See Herbert Enderton, A Mathematical Introduction to Logic (2nd ed Harcourt - 2001), page 50.
With only the $\land$ and $\rightarrow$ connectives, if the sentence symbols in our formula are assigned the value $\top$, then the entire formula is assigned the value $\top$.
We have to proof this by induction on the lenght of the formula; i.e. we have to show that for any wff $\alpha$ built up using only these connectives we have that :
in each valuation $v$ such that $v(p_i) = \top$, for each $p_i$ in $\alpha$, then $v(\alpha) = \top$.
The proof is trivial :
Basis
$\alpha$ is $p_1$; then, $v(p_1) = \top = v(\alpha)$.
Induction step
$\alpha$ is $\alpha_1 \land \alpha_2$ or $\alpha_1 \rightarrow \alpha_2$, where we assume by induction hypotheses, that :
if $v(p_i)=\top$ for each $p_i$ in $\alpha_1$ and $\alpha_2$, then $v(\alpha_1)=v(\alpha_2)=\top$.
It's enough to use truth-tables.
Having shown this, we have shown that with only the two connectives $\land$ and $\rightarrow$ we are not able to "produce" a formula that, when all its sentence letters evaluates to $\top$ (i.e.TRUE), it gives as result the value $\bot$ (i.e.FALSE).
But with the valuation $v_0$ such that :
$v_0(p_1)=v_0(p_2)=v_0(p_3)= \top$
the formula $\alpha := \lnot [(p_1 \rightarrow p_2) \rightarrow (p_2 \rightarrow p_3)]$
will have the value $\bot$.
Another way to prove it is based on :
the equivalence between : $p \rightarrow q$ and $\lnot (p \land \lnot q)$,
in classical logic : because we need Double Negation.

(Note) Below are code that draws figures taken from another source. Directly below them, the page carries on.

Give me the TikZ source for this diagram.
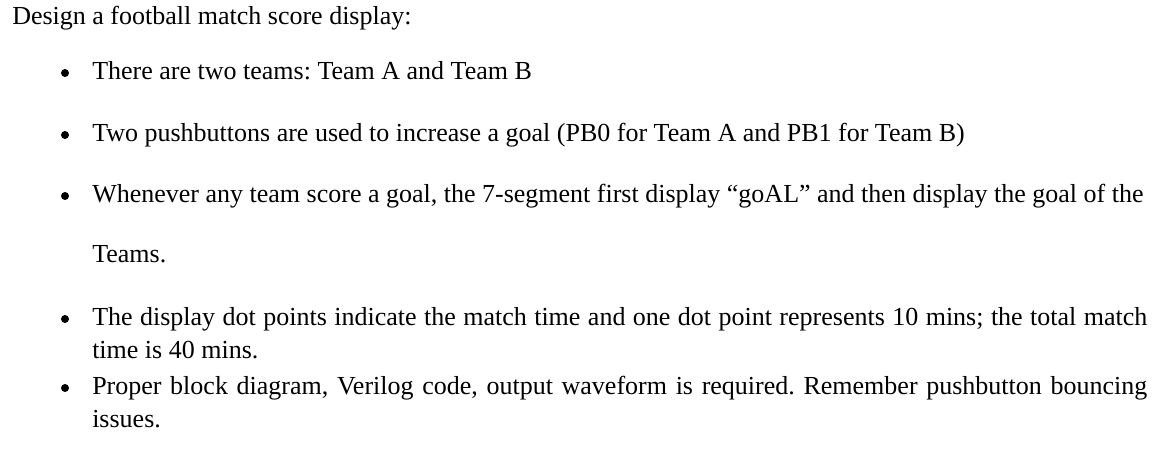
\documentclass[tikz,border=0pt]{standalone}
\usepackage{fontspec}
\setmainfont{Liberation Serif}
\frenchspacing
\begin{document}
\begin{tikzpicture}[x=0.75pt,y=-0.75pt,
  txt/.style={anchor=base west,inner sep=0pt,font=\fontsize{19.5}{24.75}\selectfont},
  par/.style={txt,text width=791.25pt,align=justify},
  bul/.style={circle,fill=black,inner sep=0pt,minimum size=6pt}]
\useasboundingbox (0,0) rectangle (1174,450);
\node[txt] (t0) at (12,24) {Design a football match score display:};
\node[bul] (b1) at (65,73) {};
\node[txt] (t1) at (92,79) {There are two teams: Team A and Team B};
\node[bul] (b2) at (65,135) {};
\node[txt] (t2) at (92,141) {Two pushbuttons are used to increase a goal (PB0 for Team A and PB1 for Team B)};
\node[bul] (b3) at (65,196) {};
\node[txt] (t3) at (92,202) {Whenever any team score a goal, the 7-segment first display “goAL" and then display the goal of the};
\node[txt] (t3b) at (92,262) {Teams.};
\node[bul] (b4) at (65,319) {};
\node[par] (t4) at (92,325) {The display dot points indicate the match time and one dot point represents 10 mins; the total match time is 40 mins.};
\node[bul] (b5) at (65,388) {};
\node[par] (t5) at (92,394) {Proper block diagram, Verilog code, output waveform is required. Remember pushbutton bouncing issues.};
\end{tikzpicture}
\end{document}
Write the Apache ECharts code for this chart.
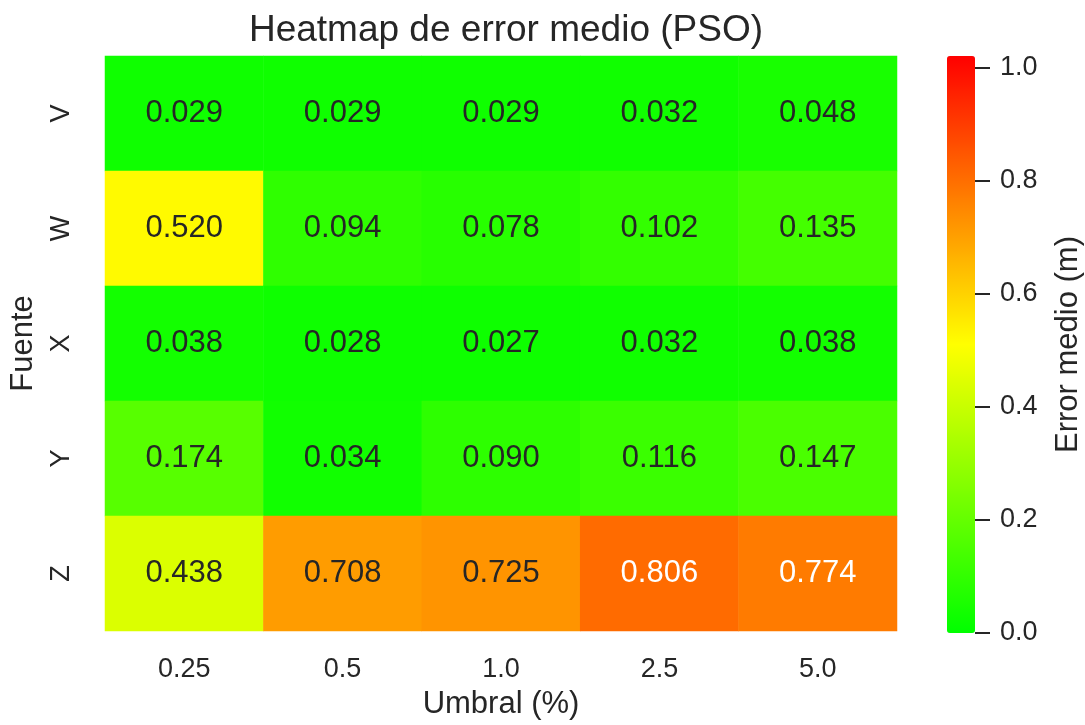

Using this equivalence, we may rewrite our formula as :
$(p_1 \rightarrow p_2) \land \lnot (p_2 \rightarrow p_3)$
and again as :
$\lnot (p_1 \land \lnot p_2) \land (p_2 \land \lnot p_3)$.
Now we may apply the above argument in terms of valuations; with $v_0(p_1)=v_0(p_2)=v_0(p_3)= \top$, we have that :
$[\lnot (\top \land \lnot \top) \land (\top \land \lnot \top)] \equiv [\lnot (\top \land \bot) \land (\top \land \bot)] \equiv (\lnot \bot \land \bot) \equiv (\top \land \bot) \equiv \bot$.
But we have the above result that with only the $\land$ and $\rightarrow$ connectives, if the sentence symbols in a formula are assigned the value $\top$, then the entire formula is assigned the value $\top$.
Thus, is not possible to find a formula with only $\land$ and $\rightarrow$ that is equivalent to the original one.